◆ Exercise details ◆
Copy out the records precisely, omitting pictures.

◆ Records shown ◆
------------

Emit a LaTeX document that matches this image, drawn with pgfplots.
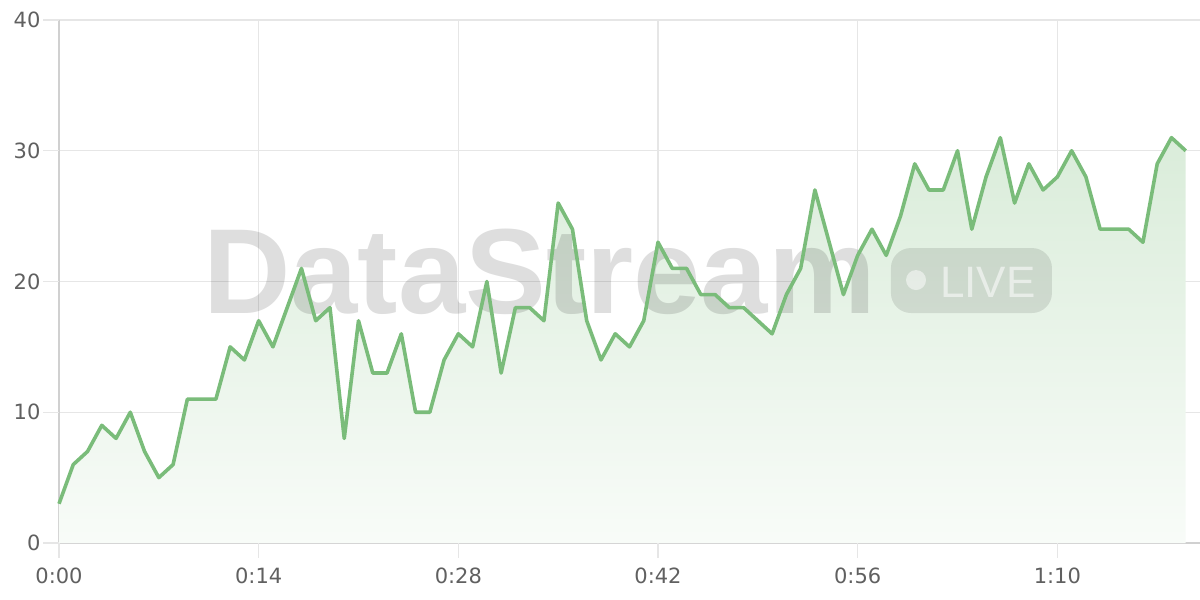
\documentclass[border=0pt]{standalone}
\usepackage{pgfplots}
\usepackage{pgfplotstable}
\pgfplotsset{compat=1.18}
\usepackage{fontspec}
\setmainfont{Liberation Sans}
\newfontfamily\tickfont{DejaVu Sans}
\definecolor{linegreen}{RGB}{122,188,122}
\definecolor{gridgray}{RGB}{230,230,230}
\definecolor{axisgray}{RGB}{208,208,208}
\definecolor{labelgray}{RGB}{96,96,96}
\pgfplotstableread{
x y
0 3
1 6
2 7
3 9
4 8
5 10
6 7
7 5
8 6
9 11
10 11
11 11
12 15
13 14
14 17
15 15
16 18
17 21
18 17
19 18
20 8
21 17
22 13
23 13
24 16
25 10
26 10
27 14
28 16
29 15
30 20
31 13
32 18
33 18
34 17
35 26
36 24
37 17
38 14
39 16
40 15
41 17
42 23
43 21
44 21
45 19
46 19
47 18
48 18
49 17
50 16
51 19
52 21
53 27
54 23
55 19
56 22
57 24
58 22
59 25
60 29
61 27
62 27
63 30
64 24
65 28
66 31
67 26
68 29
69 27
70 28
71 30
72 28
73 24
74 24
75 24
76 23
77 29
78 31
79 30
}\datatable
\begin{document}
\begin{tikzpicture}
\useasboundingbox (-59pt,-57pt) rectangle (1141pt,543pt);
\begin{axis}[
  at={(0,0)}, anchor=south west, scale only axis,
  width=1141pt, height=523pt,
  xmin=0, xmax=80, ymin=0, ymax=40,
  clip=false,
  axis lines=left,
  axis line style={-, draw=axisgray, line width=1.6pt},
  xtick={0,14,28,42,56,70},
  xticklabels={0:00,0:14,0:28,0:42,0:56,1:10},
  ytick={0,10,20,30,40},
  grid=major,
  major grid style={draw=gridgray, line width=1.2pt},
  tick pos=left,
  tick align=outside,
  major tick length=15pt,
  xtick style={draw=gridgray, line width=1.2pt},
  ytick style={draw=gridgray, line width=1.2pt},
  ticklabel style={font=\tickfont\fontsize{21}{24}\selectfont, text=labelgray},
  /pgf/number format/assume math mode=true,
  yticklabel style={anchor=east},
  xticklabel style={anchor=north, yshift=-6pt},
]
\pgfplotsinvokeforeach{0,14,28,42,56,70}{
  \draw[gridgray, line width=1.2pt] (axis cs:#1,0) -- ++(0pt,-15pt);
}
\pgfplotsinvokeforeach{0,10,20,30,40}{
  \draw[gridgray, line width=1.2pt] (axis cs:0,#1) -- ++(-16pt,0pt);
}
\addplot[draw=none, top color=linegreen!28!white, bottom color=linegreen!5!white] table[x=x,y=y] {\datatable} \closedcycle;
\node[font=\fontsize{121}{121}\selectfont\bfseries, text=black, text opacity=0.13, anchor=base west, inner sep=0pt] at (axis cs:10.1,17.59) {DataStream};
\fill[black, opacity=0.10, rounded corners=20pt] (axis cs:58.33,17.59) rectangle (axis cs:69.62,22.56);
\fill[white, opacity=0.5] (axis cs:60.09,20.11) circle[radius=10pt];
\node[font=\fontsize{44}{44}\selectfont, text=white, text opacity=0.55, anchor=base west, inner sep=0pt] at (axis cs:61.77,18.74) {LIVE};
\addplot[draw=linegreen, line width=3.6pt, line join=round, mark=none] table[x=x,y=y] {\datatable};
\end{axis}
\end{tikzpicture}
\end{document}
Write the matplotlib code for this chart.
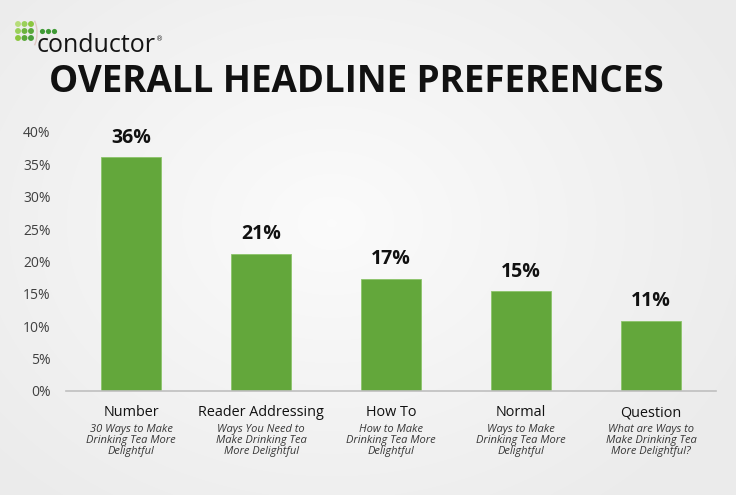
import numpy as np
import matplotlib
matplotlib.use("Agg")
import matplotlib.pyplot as plt
from matplotlib.patches import Arc

categories = ["Number", "Reader Addressing", "How To", "Normal", "Question"]
subtitles = [
    "30 Ways to Make\nDrinking Tea More\nDelightful",
    "Ways You Need to\nMake Drinking Tea\nMore Delightful",
    "How to Make\nDrinking Tea More\nDelightful",
    "Ways to Make\nDrinking Tea More\nDelightful",
    "What are Ways to\nMake Drinking Tea\nMore Delightful?",
]
values = [36.1, 21.2, 17.3, 15.4, 10.8]
value_labels = ["36%", "21%", "17%", "15%", "11%"]
yticks = [0, 5, 10, 15, 20, 25, 30, 35, 40]
ytick_labels = ["0%", "5%", "10%", "15%", "20%", "25%", "30%", "35%", "40%"]

W, H = 736, 495
fig = plt.figure(figsize=(W / 100, H / 100), dpi=100)

# background radial gradient (pixel coordinates)
bg = fig.add_axes([0, 0, 1, 1])
yy, xx = np.mgrid[0:H, 0:W]
r = np.sqrt(((xx - W * 0.45) / (W * 0.6)) ** 2 + ((yy - H * 0.45) / (H * 0.7)) ** 2)
r = np.clip(r, 0, 1)
val = 0.985 - 0.06 * r
bg.imshow(np.dstack([val, val, val]), aspect="auto", extent=[0, W, H, 0])
bg.set_xlim(0, W)
bg.set_ylim(H, 0)
bg.axis("off")

ax = fig.add_axes([66 / W, 1 - 391 / H, 650 / W, 259 / H])
ax.patch.set_alpha(0)
x = np.arange(len(categories))
ax.bar(x, values, width=0.46, color="#63a73b", edgecolor="#8cc46a", linewidth=0.6)
ax.set_xlim(-0.5, len(categories) - 0.5)
ax.set_ylim(0, 40)
ax.set_yticks(yticks)
ax.set_yticklabels(ytick_labels, fontsize=10, color="#404040", family="Open Sans")
ax.tick_params(axis="y", length=0, pad=11)
ax.tick_params(axis="x", length=0)
ax.set_xticks([])
for s in ["top", "right", "left"]:
    ax.spines[s].set_visible(False)
ax.spines["bottom"].set_color("#bfbfbf")
ax.spines["bottom"].set_linewidth(1.2)

for xi, v, lab in zip(x, values, value_labels):
    ax.annotate(lab, (xi, v), xytext=(0, 7), textcoords="offset points",
                ha="center", va="bottom", fontsize=14, fontweight="bold",
                color="#111111", family="Open Sans")

for xi, cat, sub in zip(x, categories, subtitles):
    ax.annotate(cat, (xi, 0), xytext=(0, -15.5), textcoords="offset points",
                ha="center", va="center", fontsize=10.4, color="#111111",
                family="Open Sans")
    ax.annotate(sub, (xi, 0), xytext=(0, -23.5), textcoords="offset points",
                ha="center", va="top", fontsize=8.0, color="#383838",
                style="italic", family="Open Sans", linespacing=1.05)

# title
fig.text(356 / W, 1 - 82 / H, "OVERALL HEADLINE PREFERENCES", ha="center", va="center",
         fontsize=26.5, fontweight="bold", color="#111111", family="Open Sans")

# logo
bg.text(37, 45, "conductor", ha="left", va="center", fontsize=18,
        color="#151515", family="Open Sans")
bg.text(156, 39, "®", ha="left", va="center", fontsize=5, color="#222222")
grid_cols = ["#b7dd7a", "#9ad05a", "#8cc63f",
             "#9ad05a", "#6cb33f", "#5aa83a",
             "#8cc63f", "#5aa83a", "#4a9e3a"]
gx, gy = [], []
for j in range(3):
    for i in range(3):
        gx.append(18 + i * 6.5)
        gy.append(24 + j * 7)
bg.scatter(gx, gy, s=18, c=grid_cols, marker="o", linewidths=0, zorder=5)
bg.scatter([42, 48, 54], [31, 31, 31], s=14, c="#3f9a35", linewidths=0, zorder=5)
bg.add_patch(Arc((30, 33), 14, 32, theta1=-70, theta2=70, color="#e0c9c4", lw=1))

fig.savefig("out.png", dpi=100)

------------

◆ Finished exercise ◆
Emit a LaTeX document that matches this image, drawn with pgfplots.
\documentclass[border=0pt]{standalone}
\usepackage{pgfplots}
\usepackage{pgfplotstable}
\pgfplotsset{compat=1.18}
\usepackage{fontspec}
\setmainfont{Liberation Sans}
\newfontfamily\tickfont{DejaVu Sans}
\definecolor{linegreen}{RGB}{122,188,122}
\definecolor{gridgray}{RGB}{230,230,230}
\definecolor{axisgray}{RGB}{208,208,208}
\definecolor{labelgray}{RGB}{96,96,96}
\pgfplotstableread{
x y
0 3
1 6
2 7
3 9
4 8
5 10
6 7
7 5
8 6
9 11
10 11
11 11
12 15
13 14
14 17
15 15
16 18
17 21
18 17
19 18
20 8
21 17
22 13
23 13
24 16
25 10
26 10
27 14
28 16
29 15
30 20
31 13
32 18
33 18
34 17
35 26
36 24
37 17
38 14
39 16
40 15
41 17
42 23
43 21
44 21
45 19
46 19
47 18
48 18
49 17
50 16
51 19
52 21
53 27
54 23
55 19
56 22
57 24
58 22
59 25
60 29
61 27
62 27
63 30
64 24
65 28
66 31
67 26
68 29
69 27
70 28
71 30
72 28
73 24
74 24
75 24
76 23
77 29
78 31
79 30
}\datatable
\begin{document}
\begin{tikzpicture}
\useasboundingbox (-59pt,-57pt) rectangle (1141pt,543pt);
\begin{axis}[
  at={(0,0)}, anchor=south west, scale only axis,
  width=1141pt, height=523pt,
  xmin=0, xmax=80, ymin=0, ymax=40,
  clip=false,
  axis lines=left,
  axis line style={-, draw=axisgray, line width=1.6pt},
  xtick={0,14,28,42,56,70},
  xticklabels={0:00,0:14,0:28,0:42,0:56,1:10},
  ytick={0,10,20,30,40},
  grid=major,
  major grid style={draw=gridgray, line width=1.2pt},
  tick pos=left,
  tick align=outside,
  major tick length=15pt,
  xtick style={draw=gridgray, line width=1.2pt},
  ytick style={draw=gridgray, line width=1.2pt},
  ticklabel style={font=\tickfont\fontsize{21}{24}\selectfont, text=labelgray},
  /pgf/number format/assume math mode=true,
  yticklabel style={anchor=east},
  xticklabel style={anchor=north, yshift=-6pt},
]
\pgfplotsinvokeforeach{0,14,28,42,56,70}{
  \draw[gridgray, line width=1.2pt] (axis cs:#1,0) -- ++(0pt,-15pt);
}
\pgfplotsinvokeforeach{0,10,20,30,40}{
  \draw[gridgray, line width=1.2pt] (axis cs:0,#1) -- ++(-16pt,0pt);
}
\addplot[draw=none, top color=linegreen!28!white, bottom color=linegreen!5!white] table[x=x,y=y] {\datatable} \closedcycle;
\node[font=\fontsize{121}{121}\selectfont\bfseries, text=black, text opacity=0.13, anchor=base west, inner sep=0pt] at (axis cs:10.1,17.59) {DataStream};
\fill[black, opacity=0.10, rounded corners=20pt] (axis cs:58.33,17.59) rectangle (axis cs:69.62,22.56);
\fill[white, opacity=0.5] (axis cs:60.09,20.11) circle[radius=10pt];
\node[font=\fontsize{44}{44}\selectfont, text=white, text opacity=0.55, anchor=base west, inner sep=0pt] at (axis cs:61.77,18.74) {LIVE};
\addplot[draw=linegreen, line width=3.6pt, line join=round, mark=none] table[x=x,y=y] {\datatable};
\end{axis}
\end{tikzpicture}
\end{document}
Write the matplotlib code for this chart.
import numpy as np
import matplotlib
matplotlib.use("Agg")
import matplotlib.pyplot as plt
from matplotlib.patches import Arc

categories = ["Number", "Reader Addressing", "How To", "Normal", "Question"]
subtitles = [
    "30 Ways to Make\nDrinking Tea More\nDelightful",
    "Ways You Need to\nMake Drinking Tea\nMore Delightful",
    "How to Make\nDrinking Tea More\nDelightful",
    "Ways to Make\nDrinking Tea More\nDelightful",
    "What are Ways to\nMake Drinking Tea\nMore Delightful?",
]
values = [36.1, 21.2, 17.3, 15.4, 10.8]
value_labels = ["36%", "21%", "17%", "15%", "11%"]
yticks = [0, 5, 10, 15, 20, 25, 30, 35, 40]
ytick_labels = ["0%", "5%", "10%", "15%", "20%", "25%", "30%", "35%", "40%"]

W, H = 736, 495
fig = plt.figure(figsize=(W / 100, H / 100), dpi=100)

# background radial gradient (pixel coordinates)
bg = fig.add_axes([0, 0, 1, 1])
yy, xx = np.mgrid[0:H, 0:W]
r = np.sqrt(((xx - W * 0.45) / (W * 0.6)) ** 2 + ((yy - H * 0.45) / (H * 0.7)) ** 2)
r = np.clip(r, 0, 1)
val = 0.985 - 0.06 * r
bg.imshow(np.dstack([val, val, val]), aspect="auto", extent=[0, W, H, 0])
bg.set_xlim(0, W)
bg.set_ylim(H, 0)
bg.axis("off")

ax = fig.add_axes([66 / W, 1 - 391 / H, 650 / W, 259 / H])
ax.patch.set_alpha(0)
x = np.arange(len(categories))
ax.bar(x, values, width=0.46, color="#63a73b", edgecolor="#8cc46a", linewidth=0.6)
ax.set_xlim(-0.5, len(categories) - 0.5)
ax.set_ylim(0, 40)
ax.set_yticks(yticks)
ax.set_yticklabels(ytick_labels, fontsize=10, color="#404040", family="Open Sans")
ax.tick_params(axis="y", length=0, pad=11)
ax.tick_params(axis="x", length=0)
ax.set_xticks([])
for s in ["top", "right", "left"]:
    ax.spines[s].set_visible(False)
ax.spines["bottom"].set_color("#bfbfbf")
ax.spines["bottom"].set_linewidth(1.2)

for xi, v, lab in zip(x, values, value_labels):
    ax.annotate(lab, (xi, v), xytext=(0, 7), textcoords="offset points",
                ha="center", va="bottom", fontsize=14, fontweight="bold",
                color="#111111", family="Open Sans")

for xi, cat, sub in zip(x, categories, subtitles):
    ax.annotate(cat, (xi, 0), xytext=(0, -15.5), textcoords="offset points",
                ha="center", va="center", fontsize=10.4, color="#111111",
                family="Open Sans")
    ax.annotate(sub, (xi, 0), xytext=(0, -23.5), textcoords="offset points",
                ha="center", va="top", fontsize=8.0, color="#383838",
                style="italic", family="Open Sans", linespacing=1.05)

# title
fig.text(356 / W, 1 - 82 / H, "OVERALL HEADLINE PREFERENCES", ha="center", va="center",
         fontsize=26.5, fontweight="bold", color="#111111", family="Open Sans")

# logo
bg.text(37, 45, "conductor", ha="left", va="center", fontsize=18,
        color="#151515", family="Open Sans")
bg.text(156, 39, "®", ha="left", va="center", fontsize=5, color="#222222")
grid_cols = ["#b7dd7a", "#9ad05a", "#8cc63f",
             "#9ad05a", "#6cb33f", "#5aa83a",
             "#8cc63f", "#5aa83a", "#4a9e3a"]
gx, gy = [], []
for j in range(3):
    for i in range(3):
        gx.append(18 + i * 6.5)
        gy.append(24 + j * 7)
bg.scatter(gx, gy, s=18, c=grid_cols, marker="o", linewidths=0, zorder=5)
bg.scatter([42, 48, 54], [31, 31, 31], s=14, c="#3f9a35", linewidths=0, zorder=5)
bg.add_patch(Arc((30, 33), 14, 32, theta1=-70, theta2=70, color="#e0c9c4", lw=1))

fig.savefig("out.png", dpi=100)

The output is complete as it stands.